Na zakończenie zgrupowania w Turcji Widzew przegrał z występującym na zapleczu ukraińskiej ekstraklasy Ingulcem Petrowe 0:1. Szkoleniowiec Marcin Kaczmarek uznał sparing za pozytywny. Pochwalił zawodników za niezła postawę w defensywie.
Porażka jedną bramkę nie zasmuciła szkoleniowca. – W naszej grze widzieliśmy sporo pozytywów, szczególnie w defensywie. W meczu ze Stalą Mielec dostrzegliśmy kilka mankamentów, ale udało nam się je skorygować. Szkoda, że nie udało się zakończyć bardzo udanego zgrupowania zwycięstwem.
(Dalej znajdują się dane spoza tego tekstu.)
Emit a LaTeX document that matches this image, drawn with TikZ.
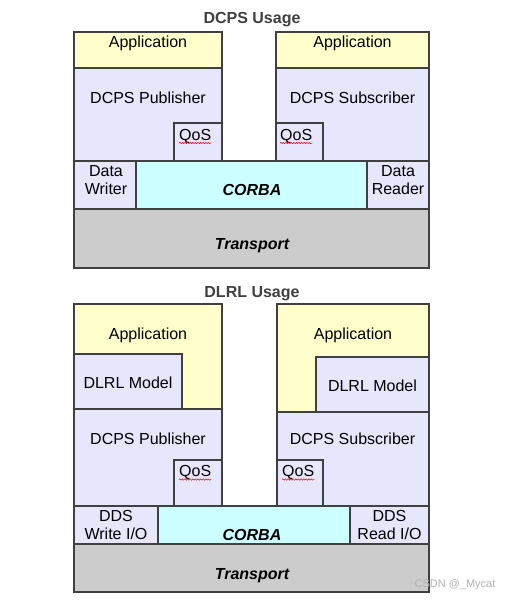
\documentclass[tikz,border=0pt]{standalone}
\usepackage{fontspec}
\setmainfont{Liberation Sans}
\usetikzlibrary{fit,decorations.pathmorphing}
\definecolor{bordc}{HTML}{404040}
\definecolor{appc}{HTML}{FFFFCC}
\definecolor{lavc}{HTML}{E6E6FC}
\definecolor{corbac}{HTML}{CCFFFF}
\definecolor{transc}{HTML}{CCCCCC}
\definecolor{titlec}{HTML}{404040}
\begin{document}
\begin{tikzpicture}[x=1pt,y=-1pt,
  box/.style={draw=bordc,line width=1.2pt,inner sep=0pt},
  lbl/.style={font=\fontsize{16}{18}\selectfont,inner sep=0pt,anchor=base},
  lbl2/.style={font=\fontsize{16}{18}\selectfont,inner sep=0pt,anchor=north,align=center},
  bi/.style={font=\fontsize{16}{18}\selectfont\bfseries\itshape,inner sep=0pt,anchor=base},
  ttl/.style={font=\fontsize{16}{18}\selectfont\bfseries,text=titlec,inner sep=0pt,anchor=base},
  squig/.style={red,line width=0.5pt,decorate,decoration={snake,amplitude=0.7pt,segment length=2.6pt}}]
\useasboundingbox[fill=white] (0,0) rectangle (511,602);

% ---------------- DCPS Usage ----------------
\node[ttl] (t1) at (252,24) {DCPS Usage};
\node[box,fill=appc,fit={(74,32) (222,68)}] (a1) {};
\node[box,fill=appc,fit={(276,32) (429,68)}] (a2) {};
\node[box,fill=lavc,fit={(74,68) (222,161)}] (p1) {};
\node[box,fill=lavc,fit={(276,68) (429,161)}] (s1) {};
\node[box,fill=lavc,fit={(174,123) (222,161)}] (q1) {};
\node[box,fill=lavc,fit={(276,123) (323,161)}] (q2) {};
\node[box,fill=lavc,fit={(74,161) (136,209)}] (dw) {};
\node[box,fill=corbac,fit={(136,161) (367,209)}] (c1) {};
\node[box,fill=lavc,fit={(367,161) (429,209)}] (dr) {};
\node[box,fill=transc,fit={(74,209) (429,268)}] (tr1) {};

\node[lbl] (a1t) at (148,48) {Application};
\node[lbl] (a2t) at (352.5,48) {Application};
\node[lbl] (p1t) at (148,103) {DCPS Publisher};
\node[lbl] (s1t) at (352.5,103) {DCPS Subscriber};
\node[lbl,anchor=base west] (q1t) at (179,140) {QoS};
\node[lbl,anchor=base west] (q2t) at (280,140) {QoS};
\draw[squig] ([yshift=-3pt]q1t.base west) -- ([yshift=-3pt]q1t.base east);
\draw[squig] ([yshift=-3pt]q2t.base west) -- ([yshift=-3pt]q2t.base east);
\node[lbl2] (dwt) at (106,165.5) {Data\\Writer};
\node[lbl2] (drt) at (398,165.5) {Data\\Reader};
\node[bi] (c1t) at (252,195) {CORBA};
\node[bi] (tr1t) at (252,249) {Transport};

% ---------------- DLRL Usage ----------------
\node[ttl] (t2) at (252,297) {DLRL Usage};
\node[box,fill=appc,fit={(74,304) (222,409)}] (a3) {};
\node[box,fill=lavc,fit={(74,354) (182,409)}] (m1) {};
\node[box,fill=appc,fit={(277,304) (429,412)}] (a4) {};
\node[box,fill=lavc,fit={(316,357) (429,412)}] (m2) {};
\node[box,fill=lavc,fit={(74,409) (222,506)}] (p2) {};
\node[box,fill=lavc,fit={(277,412) (429,506)}] (s2) {};
\node[box,fill=lavc,fit={(174,460) (222,506)}] (q3) {};
\node[box,fill=lavc,fit={(277,460) (323,506)}] (q4) {};
\node[box,fill=lavc,fit={(74,506) (158,544)}] (dwio) {};
\node[box,fill=corbac,fit={(158,506) (350,544)}] (c2) {};
\node[box,fill=lavc,fit={(350,506) (429,544)}] (drio) {};
\node[box,fill=transc,fit={(74,544) (429,592)}] (tr2) {};

\node[lbl] (a3t) at (148,339) {Application};
\node[lbl] (a4t) at (353,339) {Application};
\node[lbl] (m1t) at (128,388.5) {DLRL Model};
\node[lbl] (m2t) at (372.5,391) {DLRL Model};
\node[lbl] (p2t) at (148,444) {DCPS Publisher};
\node[lbl] (s2t) at (352.5,444) {DCPS Subscriber};
\node[lbl,anchor=base west] (q3t) at (179,476.5) {QoS};
\node[lbl,anchor=base west] (q4t) at (282,476.5) {QoS};
\draw[squig] ([yshift=-3pt]q3t.base west) -- ([yshift=-3pt]q3t.base east);
\draw[squig] ([yshift=-3pt]q4t.base west) -- ([yshift=-3pt]q4t.base east);
\node[lbl2] (dwiot) at (116,510.5) {DDS\\Write I/O};
\node[lbl2] (driot) at (389.5,510.5) {DDS\\Read I/O};
\node[bi] (c2t) at (252,540) {CORBA};
\node[bi] (tr2t) at (252,579) {Transport};

% watermark
\node[font=\fontsize{11}{13}\selectfont,text=gray!60,inner sep=0pt] (wm) at (455,585) {CSDN @\_Mycat};
\end{tikzpicture}
\end{document}
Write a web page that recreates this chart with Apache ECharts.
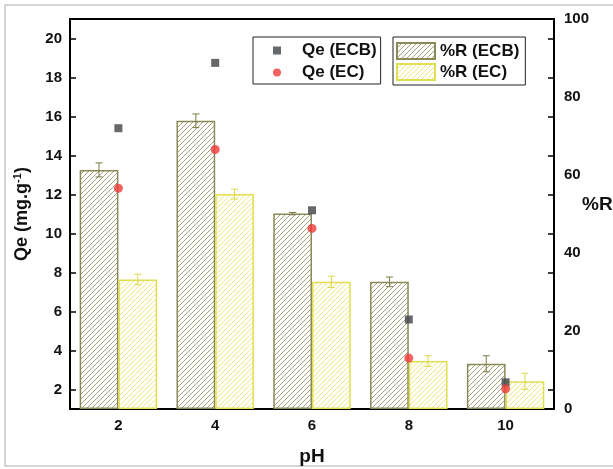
<!DOCTYPE html>
<html>
<head>
<meta charset="utf-8">
<script src="https://cdn.jsdelivr.net/npm/echarts@6/dist/echarts.min.js"></script>
<style>html,body{margin:0;padding:0;background:#fff}#c{width:613px;height:469px}</style>
</head>
<body>
<div id="c"></div>
<script>
// ---- data ----
const categories = ['2', '4', '6', '8', '10'];
const qeECB = [15.40, 18.75, 11.19, 5.59, 2.37];
const qeEC = [12.32, 14.31, 10.26, 3.61, 2.04];
const rECB = [61.3, 73.9, 50.1, 32.6, 11.6];
const rEC = [33.2, 55.1, 32.6, 12.3, 7.1];
const errECB = [1.8, 1.75, 0.3, 1.23, 2.05];
const errEC = [1.36, 1.28, 1.46, 1.36, 2.05];
const leftTicks = [2, 4, 6, 8, 10, 12, 14, 16, 18, 20];
const rightLabels = [0, 20, 40, 60, 80, 100];

const FONT = 'Liberation Sans, Arial, sans-serif';

function hatch(color) {
  const s = 5;
  const c = document.createElement('canvas');
  c.width = s; c.height = s;
  const ctx = c.getContext('2d');
  ctx.strokeStyle = color;
  ctx.lineWidth = 1;
  ctx.beginPath();
  ctx.moveTo(0, s); ctx.lineTo(s, 0);
  ctx.moveTo(-1, 1); ctx.lineTo(1, -1);
  ctx.moveTo(s - 1, s + 1); ctx.lineTo(s + 1, s - 1);
  ctx.stroke();
  return c;
}

const ecbBorder = '#8a8a58';
const ecBorder = '#e2de52';
const ecbHatch = hatch('#a4a47c');
const ecHatch = hatch('#ecea86');

function errSeries(name, vals, errs, offset, color) {
  return {
    name: name + ' err',
    type: 'custom',
    yAxisIndex: 1,
    z: 5,
    silent: true,
    data: vals.map((v, i) => [i, v, errs[i]]),
    renderItem: function (params, api) {
      const ci = api.value(0), v = api.value(1), e = api.value(2);
      const band = api.size([1, 0])[0];
      const x = api.coord([ci, 0])[0] + offset * band;
      const yt = api.coord([ci, v + e])[1];
      const yb = api.coord([ci, v - e])[1];
      const hw = 3.5;
      const st = { stroke: color, lineWidth: 1 };
      return {
        type: 'group',
        children: [
          { type: 'line', shape: { x1: x, y1: yt, x2: x, y2: yb }, style: st },
          { type: 'line', shape: { x1: x - hw, y1: yt, x2: x + hw, y2: yt }, style: st },
          { type: 'line', shape: { x1: x - hw, y1: yb, x2: x + hw, y2: yb }, style: st }
        ]
      };
    }
  };
}

const chart = echarts.init(document.getElementById('c'), null, { renderer: 'canvas' });
chart.setOption({
  animation: false,
  backgroundColor: '#fff',
  textStyle: { fontFamily: FONT },
  graphic: [{
    type: 'rect', silent: true, z: -10,
    shape: { x: 5, y: 5, width: 640, height: 461 },
    style: { fill: 'none', stroke: '#c8c8c8', lineWidth: 1.5 }
  }, {
    type: 'text', silent: true,
    x: 582, y: 205,
    style: { text: '%R', font: 'bold 19px ' + FONT, fill: '#111', textAlign: 'left', textVerticalAlign: 'middle' }
  }],
  grid: {
    left: 70, right: 59, top: 19, bottom: 60,
    containLabel: false, outerBoundsMode: 'none',
    show: true, borderColor: '#000', borderWidth: 2
  },
  legend: [{
    orient: 'vertical',
    left: 253, top: 37,
    padding: [5, 4, 3, 20],
    itemGap: 5,
    itemWidth: 8, itemHeight: 8,
    borderColor: '#222', borderWidth: 1,
    textStyle: { fontFamily: FONT, fontWeight: 'bold', fontSize: 17, color: '#111', padding: [0, 0, 0, 16] },
    data: [{ name: 'Qe (ECB)', icon: 'rect' }, { name: 'Qe (EC)', icon: 'circle' }]
  }, {
    orient: 'vertical',
    left: 393, top: 37,
    padding: [5, 6, 4, 3],
    itemGap: 3,
    itemWidth: 38, itemHeight: 16,
    borderColor: '#222', borderWidth: 1,
    textStyle: { fontFamily: FONT, fontWeight: 'bold', fontSize: 17, color: '#111' },
    data: [{ name: '%R (ECB)', icon: 'rect' }, { name: '%R (EC)', icon: 'rect' }]
  }],
  xAxis: {
    type: 'category',
    data: categories,
    boundaryGap: true,
    name: 'pH',
    nameLocation: 'middle',
    nameGap: 38,
    nameTextStyle: { fontFamily: FONT, fontWeight: 'bold', fontSize: 19, color: '#111' },
    axisLine: { lineStyle: { color: '#000', width: 2 } },
    axisTick: { inside: true, alignWithLabel: true, length: 5, lineStyle: { color: '#000', width: 1.5 } },
    axisLabel: { fontFamily: FONT, fontWeight: 'bold', fontSize: 15, color: '#111', margin: 9 },
    splitLine: { show: false }
  },
  yAxis: [{
    type: 'value',
    min: 1, max: 21,
    position: 'left',
    name: 'Qe (mg.g{sup|-1})',
    nameLocation: 'middle',
    nameGap: 38,
    nameRotate: 90,
    nameTextStyle: {
      fontFamily: FONT, fontWeight: 'bold', fontSize: 18, color: '#111',
      rich: { sup: { fontFamily: FONT, fontWeight: 'bold', fontSize: 11, color: '#111', padding: [0, 0, 9, 0] } }
    },
    axisLine: { show: true, lineStyle: { color: '#000', width: 2 } },
    axisTick: { show: true, inside: true, length: 6, customValues: leftTicks, lineStyle: { color: '#000', width: 1.5 } },
    axisLabel: { fontFamily: FONT, fontWeight: 'bold', fontSize: 15, color: '#111', margin: 8, customValues: leftTicks },
    splitLine: { show: false }
  }, {
    type: 'value',
    min: 0, max: 100,
    position: 'right',
    axisLine: { show: true, lineStyle: { color: '#000', width: 2 } },
    axisTick: { show: true, inside: true, length: 6, customValues: leftTicks.map(v => (v - 1) * 5), lineStyle: { color: '#000', width: 1.5 } },
    axisLabel: { fontFamily: FONT, fontWeight: 'bold', fontSize: 15, color: '#111', margin: 10, customValues: rightLabels },
    splitLine: { show: false }
  }],
  series: [{
    name: '%R (ECB)',
    type: 'bar',
    yAxisIndex: 1,
    data: rECB,
    barGap: '0%',
    barCategoryGap: '20%',
    itemStyle: { color: { image: ecbHatch, repeat: 'repeat' }, borderColor: ecbBorder, borderWidth: 1.5 },
    z: 2
  }, {
    name: '%R (EC)',
    type: 'bar',
    yAxisIndex: 1,
    data: rEC,
    barGap: '0%',
    barCategoryGap: '20%',
    itemStyle: { color: { image: ecHatch, repeat: 'repeat' }, borderColor: ecBorder, borderWidth: 1.5 },
    z: 2
  },
  errSeries('%R (ECB)', rECB, errECB, -0.2, '#7a7a44'),
  errSeries('%R (EC)', rEC, errEC, 0.2, '#dcd84a'),
  {
    name: 'Qe (ECB)',
    type: 'scatter',
    yAxisIndex: 0,
    data: qeECB,
    symbol: 'rect',
    symbolSize: 8,
    itemStyle: { color: '#3e4446' },
    z: 10
  }, {
    name: 'Qe (EC)',
    type: 'scatter',
    yAxisIndex: 0,
    data: qeEC,
    symbol: 'circle',
    symbolSize: 9,
    itemStyle: { color: '#f03a3a' },
    z: 10
  }]
});
</script>
</body>
</html>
Forma zespołu idzie jednak w górę, a to jest najważniejsze i pozwala optymistycznie patrzeć w przyszłość – powiedział w rozmowie z oficjalną stroną klubu Kaczmarek,
Wynik mógł być dla Widzewa korzystniejszy, ale zabrakło precyzji pod bramką rywala. – Mieliśmy kilka sytuacji, w których zabrakło skuteczności lub ostatniego podania. Mieliśmy też ewidentny rzut karny, którego nie podyktował sędzia. Powtórzę jednak, że z tego meczu czerpiemy przede wszystkim kilka cennych przemyśleń. W grach kontrolnych najważniejsze jest, by przeciwnik wysoko stawiał poprzeczkę. Mam nadzieję, że będzie to miało przełożenie na podniesienie poziomu naszej gry – zaznaczył trener.
W środę piłkarze Widzewa wracają do Łodzi.